Waiver of Arbitration Rights

Next, the court addressed Andrews's claim that TD Ameritrade had waived its right to arbitration by removing the case to federal court. The court clarified that removal to federal court does not constitute a waiver of the right to arbitrate under the Federal Arbitration Act (FAA). Citing precedent, the court noted that while a party may waive its right to arbitration, the act of removal itself does not demonstrate such a waiver. Therefore, the court rejected Andrews's argument and affirmed that TD Ameritrade retained its right to compel arbitration despite the removal.

Scope of the Arbitration Agreement

The court then considered the scope of the arbitration agreement and whether Andrews's claims fell within it. It recognized a distinction between "broad" and "narrow" arbitration clauses, noting that a broad clause generally covers all claims arising out of the contractual relationship unless explicitly excluded. The arbitration clause in the Client Agreement stated that it covered "any controversy" between TD Ameritrade and Andrews, including those arising before or after the agreement's signing. The court found that Andrews's claims were directly related to the management of the account and thus fell within the broad scope of the arbitration agreement, rejecting his assertion that the claims were outside its purview.

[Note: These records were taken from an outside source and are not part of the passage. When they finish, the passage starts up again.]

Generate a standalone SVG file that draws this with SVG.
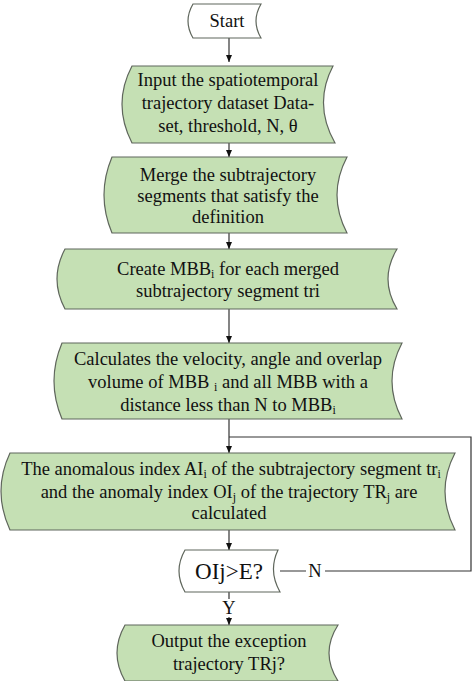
<svg xmlns="http://www.w3.org/2000/svg" width="474" height="681" viewBox="0 0 474 681">
<style>
.box{fill:#c5e0b4;stroke:#5f665c;stroke-width:1.2}
.wbox{fill:#fff;stroke:#5f665c;stroke-width:1.2}
.t text{font-size:18.5px;fill:#111;text-anchor:middle}
.t .big{font-size:23px}
.t .sub{font-size:12px}
.ln{fill:none;stroke:#333;stroke-width:1.2}
</style>
<defs>
<marker id="ah" markerWidth="8" markerHeight="8" refX="7" refY="4" orient="auto" markerUnits="userSpaceOnUse">
<path d="M0,1 L7,4 L0,7 Z" fill="#111"/>
</marker>
</defs>
<rect width="474" height="681" fill="#fff"/>
<g class="t" font-family="'Liberation Serif', 'Times New Roman', 'DejaVu Serif', serif">
<g id="connectors">
<path class="ln" d="M229,38 V62" marker-end="url(#ah)"/>
<path class="ln" d="M229,143 V157" marker-end="url(#ah)"/>
<path class="ln" d="M229,233 V249" marker-end="url(#ah)"/>
<path class="ln" d="M229,309 V343" marker-end="url(#ah)"/>
<path class="ln" d="M229,419 V453" marker-end="url(#ah)"/>
<path class="ln" d="M229,530 V550" marker-end="url(#ah)"/>
<path class="ln" d="M229,592 V599 M229,617 V625" marker-end="url(#ah)"/>
<path class="ln" d="M280,571 H306 M325,571 H471 V437 H229"/>
<text x="229" y="614">Y</text>
<text x="315" y="577">N</text>
</g>
<g id="start">
<path class="wbox" d="M193,4 H261 Q251,21 261,38 H193 Q183,21 193,4 Z"/>
<text x="227" y="27">Start</text>
</g>
<g id="input">
<path class="box" d="M132,66 H333 Q313,104 335,143 H132 Q112,104 132,66 Z"/>
<text x="228" y="86">Input the spatiotemporal</text>
<text x="228" y="109">trajectory dataset Data-</text>
<text x="228" y="132">set, threshold, N, θ</text>
</g>
<g id="merge">
<path class="box" d="M112,157 H347 Q327,195 347,233 H112 Q96,195 112,157 Z"/>
<text x="228" y="181">Merge the subtrajectory</text>
<text x="228" y="202">segments that satisfy the</text>
<text x="228" y="223">definition</text>
</g>
<g id="create">
<path class="box" d="M65,249 H397 Q379,279 397,309 H65 Q49,279 65,249 Z"/>
<text x="228" y="275">Create MBB<tspan class="sub" dy="3">i</tspan><tspan dy="-3"> for each merged</tspan></text>
<text x="228" y="297">subtrajectory segment tri</text>
</g>
<g id="calc">
<path class="box" d="M62,343 H402 Q382,381 402,419 H62 Q46,381 62,343 Z"/>
<text x="228" y="365">Calculates the velocity, angle and overlap</text>
<text x="228" y="388">volume of MBB <tspan class="sub" dy="3">i</tspan><tspan dy="-3"> and all MBB with a</tspan></text>
<text x="228" y="411">distance less than N to MBB<tspan class="sub" dy="3">i</tspan></text>
</g>
<g id="anomaly">
<path class="box" d="M10,453 H455 Q435,491 455,530 H10 Q-8,491 10,453 Z"/>
<text x="231" y="475">The anomalous index AI<tspan class="sub" dy="3">i</tspan><tspan dy="-3"> of the subtrajectory segment tr</tspan><tspan class="sub" dy="3">i</tspan></text>
<text x="229" y="498">and the anomaly index OI<tspan class="sub" dy="3">j</tspan><tspan dy="-3"> of the trajectory TR</tspan><tspan class="sub" dy="3">j</tspan><tspan dy="-3"> are</tspan></text>
<text x="229" y="519">calculated</text>
</g>
<g id="decision">
<path class="wbox" d="M185,550 H278 Q268,571 280,592 H185 Q173,571 185,550 Z"/>
<text class="big" x="229" y="579">OIj&gt;E?</text>
</g>
<g id="output">
<path class="box" d="M125,625 H338 Q320,653 338,681 H125 Q109,653 125,625 Z"/>
<text x="229" y="647">Output the exception</text>
<text x="229" y="670">trajectory TRj?</text>
</g>
</g>
</svg>
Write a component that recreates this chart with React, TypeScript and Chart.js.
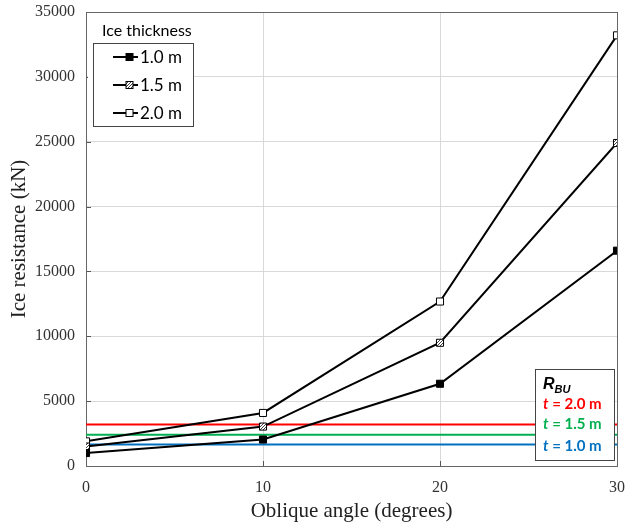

Unconscionability of the Arbitration Clause

Additionally, the court addressed Andrews's argument that the arbitration clause was unconscionable. Under Ohio law, a party claiming that a contract is unconscionable must demonstrate both substantive and procedural unconscionability. Andrews's sole argument was that the arbitration clause relied on boilerplate language, which the court determined was insufficient to establish unconscionability. The court concluded that not all standardized agreements are inherently contrary to public policy, thus finding that Andrews failed to meet his burden of proving that the arbitration clause was unconscionable.

Conclusion and Dismissal

Ultimately, the court found that all of Andrews's claims were subject to the arbitration clause and that there was nothing left for the court to adjudicate. According to the FAA, if the issues involved in a lawsuit are referable to arbitration, the court must stay the trial until arbitration has occurred. However, the court noted that dismissal is appropriate when no further action is required from the court other than executing a judgment. Given that all of Andrews's claims were subject to arbitration, the court granted TD Ameritrade's motion to dismiss the case, thereby compelling arbitration as the appropriate resolution for the dispute.